Many brokerages provide standardized cancellation and escrow release forms. Your real estate agent can supply the correct form for your transaction.

Resolving Earnest Money Disputes

If the seller disagrees with your cancellation and refuses to sign the escrow release form, your deposit sits frozen in the escrow account until the dispute is resolved. Neither party can access the funds unilaterally. There are several paths forward.

Mediation

Many purchase contracts include a mediation clause requiring both parties to attempt to resolve disputes through a neutral mediator before filing a lawsuit. Mediation is less expensive and faster than litigation, with professional mediators typically charging $200 to $500 per hour. If your contract includes a mandatory mediation clause, a court may refuse to hear your case until you have completed the mediation process.

Interpleader Action

When the buyer and seller cannot agree on who is entitled to the deposit and neither will sign the release, the escrow agent can file an interpleader action — a court proceeding that asks a judge to decide who gets the money. The escrow agent deposits the funds with the court, is released from the dispute, and the buyer and seller each present their case. The escrow agent’s legal fees for filing the interpleader are typically deducted from the deposit before the remainder is distributed, reducing the total amount available to the winning party.

Small Claims Court

If the deposit amount falls within your jurisdiction’s small claims court limit — typically between $3,000 and $20,000 depending on the state — you may be able to file a claim there.

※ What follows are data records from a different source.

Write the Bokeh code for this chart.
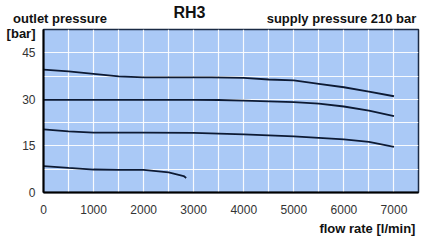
from bokeh.plotting import figure
from bokeh.models import FixedTicker, Range1d, LinearAxis
from bokeh.embed import file_html
from bokeh.resources import INLINE

# ---- data ----
x_c1 = [0, 500, 1000, 1500, 2000, 2500, 3350, 4000, 4500, 5000, 5500, 6000, 6500, 7000]
y_c1 = [39.6, 39.0, 38.2, 37.4, 37.1, 37.1, 37.1, 36.9, 36.4, 36.1, 35.0, 33.9, 32.5, 31.0]

x_c2 = [0, 1000, 2000, 3000, 3500, 4000, 4500, 5000, 5500, 6000, 6500, 7000]
y_c2 = [29.85, 29.85, 29.85, 29.85, 29.8, 29.6, 29.35, 29.1, 28.6, 27.7, 26.4, 24.6]

x_c3 = [0, 500, 1000, 2000, 3000, 4000, 5000, 5500, 6000, 6500, 7000]
y_c3 = [20.3, 19.7, 19.3, 19.3, 19.2, 18.7, 18.1, 17.6, 17.1, 16.3, 14.7]

x_c4 = [0, 500, 1000, 1500, 2000, 2500, 2800, 2850]
y_c4 = [8.5, 7.9, 7.4, 7.3, 7.3, 6.5, 5.3, 4.7]

x_ticks = [0, 1000, 2000, 3000, 4000, 5000, 6000, 7000]
y_ticks = [0, 15, 30, 45]

title_text = "RH3"
ylabel_text = "outlet pressure"
yunit_text = "[bar]"
supply_text = "supply pressure 210 bar"
xlabel_text = "flow rate [l/min]"

FONT = "Liberation Sans"
LINE = "#0d1a33"
W, H = 422, 248

p = figure(width=W, height=H, output_backend="svg", toolbar_location=None,
           x_range=Range1d(0, 7490), y_range=Range1d(0, 52.5),
           min_border_left=43, min_border_right=4, min_border_top=29, min_border_bottom=56)

p.background_fill_color = "#aac9f6"
p.border_fill_color = "white"
p.outline_line_color = "#1a2a44"
p.outline_line_width = 1.5

p.xgrid.ticker = FixedTicker(ticks=[500 * i for i in range(1, 15)])
p.ygrid.ticker = FixedTicker(ticks=[7.5 * i for i in range(1, 7)])
p.grid.grid_line_color = "white"
p.grid.grid_line_width = 1.2
p.grid.grid_line_alpha = 0.9

p.xaxis.ticker = FixedTicker(ticks=x_ticks)
p.yaxis.ticker = FixedTicker(ticks=y_ticks)
for ax in (p.xaxis[0], p.yaxis[0]):
    ax.axis_line_color = "black"
    ax.axis_line_width = 2
    ax.major_tick_line_color = None
    ax.minor_tick_line_color = None
    ax.major_tick_out = 0
    ax.major_tick_in = 0
    ax.minor_tick_out = 0
    ax.major_label_text_font = FONT
    ax.major_label_text_font_size = "12px"
    ax.major_label_text_color = "#333333"
p.xaxis.major_label_standoff = 12
p.yaxis.major_label_standoff = 8


def text_axis(positions, texts, size, standoff):
    """An axis without line/ticks whose only labels are the given texts."""
    return LinearAxis(ticker=FixedTicker(ticks=positions),
                      major_label_overrides=dict(zip(positions, texts)),
                      axis_line_color=None, major_tick_line_color=None, minor_tick_line_color=None,
                      major_tick_out=0, major_tick_in=0, minor_tick_out=0, minor_tick_in=0,
                      major_label_standoff=standoff, major_label_text_font=FONT,
                      major_label_text_font_size=size, major_label_text_font_style="bold",
                      major_label_text_color="#111111")

# header texts (above the frame)
head_pos = [330, 5952]
p.add_layout(text_axis(head_pos, [ylabel_text, supply_text], "13px", 4), "above")
title_pos = [2916]
p.add_layout(text_axis(title_pos, [title_text], "16px", -13), "above")

# unit label at the top-left, beside the frame
unit_pos = [51.2]
p.add_layout(text_axis(unit_pos, [yunit_text], "13px", -16), "left")

# x-axis title at the bottom right
xlab_pos = [6470]
p.add_layout(text_axis(xlab_pos, [xlabel_text], "13px", 4), "below")

for xs, ys in ((x_c1, y_c1), (x_c2, y_c2), (x_c3, y_c3), (x_c4, y_c4)):
    p.line(xs, ys, line_color=LINE, line_width=1.8)

open("out.html", "w").write(file_html(p, INLINE))
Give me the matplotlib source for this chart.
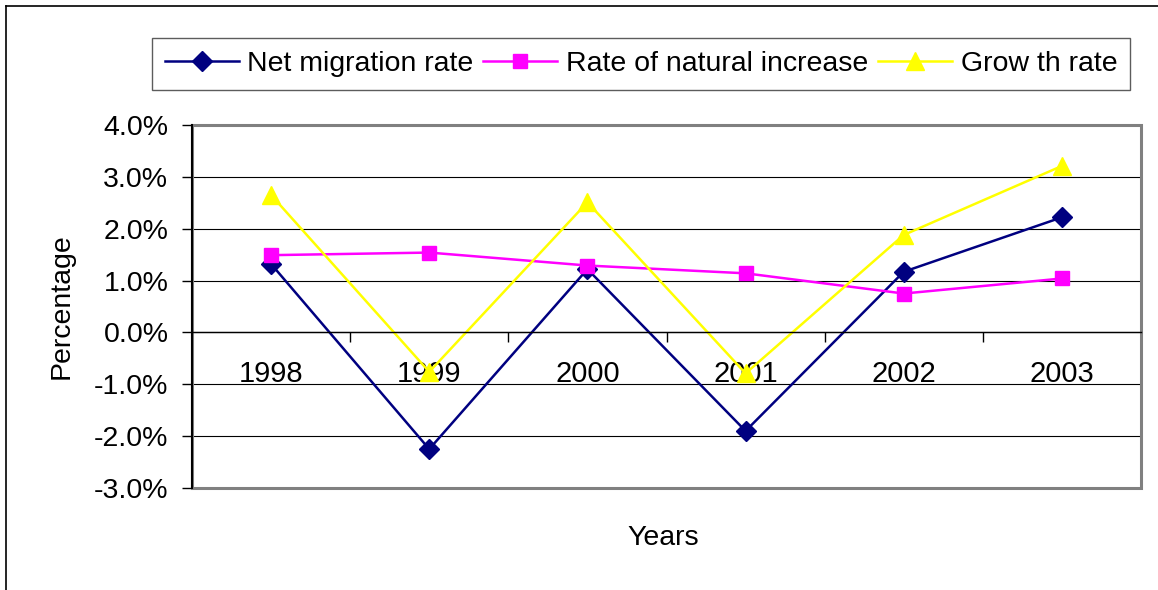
import matplotlib
matplotlib.use("Agg")
import matplotlib.pyplot as plt
from matplotlib.lines import Line2D
from matplotlib.patches import Rectangle
from matplotlib.ticker import FuncFormatter

plt.rcParams['font.family'] = ['Liberation Sans', 'DejaVu Sans']

years = ['1998', '1999', '2000', '2001', '2002', '2003']
net_migration = [1.32, -2.25, 1.22, -1.90, 1.17, 2.22]
natural_increase = [1.49, 1.54, 1.29, 1.14, 0.75, 1.04]
growth_rate = [2.65, -0.76, 2.51, -0.79, 1.88, 3.21]

W, H = 1158, 590
fig = plt.figure(figsize=(W / 100, H / 100), dpi=100)
ax = fig.add_axes([192 / W, 1 - 488 / H, (1141 - 192) / W, (488 - 125) / H])

x = list(range(len(years)))
ax.plot(x, net_migration, color='#000080', lw=1.8, marker='D', ms=10,
        label='Net migration rate')
ax.plot(x, natural_increase, color='#FF00FF', lw=1.8, marker='s', ms=10.5,
        label='Rate of natural increase')
ax.plot(x, growth_rate, color='#FFFF00', lw=1.8, marker='^', ms=13,
        label='Grow th rate')

ax.set_xlim(-0.5, 5.5)
ax.set_ylim(-3, 4)
ax.set_yticks(range(-3, 5))
ax.yaxis.set_major_formatter(FuncFormatter(lambda v, p: f'{v:.1f}%'))
ax.yaxis.grid(True, color='black', lw=0.8)
ax.set_axisbelow(True)

# x axis sits on the zero line, like Excel
ax.spines['bottom'].set_position(('data', 0))
ax.spines['bottom'].set_color('black')
ax.spines['bottom'].set_linewidth(1.0)
ax.set_xticks(x)
ax.set_xticklabels(years)
ax.set_xticks([i - 0.5 for i in range(len(years) + 1)], minor=True)
ax.tick_params(axis='x', which='major', length=0, pad=20, labelsize=21)
ax.tick_params(axis='x', which='minor', length=7, width=1, direction='out')
ax.tick_params(axis='y', length=7, width=1, pad=10, labelsize=20.5)

for s in ['top', 'right']:
    ax.spines[s].set_visible(False)
ax.spines['left'].set_color('black')
ax.spines['left'].set_linewidth(1.5)
ax.add_patch(Rectangle((0, 0), 1, 1, transform=ax.transAxes, fill=False,
                       edgecolor='#808080', lw=2.2, clip_on=False, zorder=1.5))

ax.set_ylabel('Percentage', fontsize=20.5, labelpad=14)
fig.text(663 / W, 1 - 538 / H, 'Years', fontsize=20.5, ha='center', va='center')

leg = fig.legend(loc='center', bbox_to_anchor=(641 / W, 1 - 64 / H), ncol=3,
                 fontsize=20.5, frameon=True, fancybox=False, handlelength=2.6,
                 columnspacing=0.35, handletextpad=0.3, borderpad=0.45,
                 borderaxespad=0)
leg.get_frame().set_edgecolor('#333333')
leg.get_frame().set_linewidth(1.0)

# outer chart border (top and left only visible)
fig.add_artist(Line2D([6 / W, 1], [1 - 6 / H, 1 - 6 / H], color='black', lw=1.2))
fig.add_artist(Line2D([6 / W, 6 / W], [0, 1 - 6 / H], color='black', lw=1.2))

fig.savefig('out.png', dpi=100)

Small claims court is designed for relatively straightforward disputes, does not require an attorney, and produces a binding judgment. For larger deposits, you would need to file in a higher court, which generally means hiring a lawyer.

Regardless of the resolution path, document everything from the moment you decide to cancel: save copies of all notices, track delivery dates, and keep records of any communications with the seller or their agent about the termination. Strong documentation is your best protection if the dispute escalates.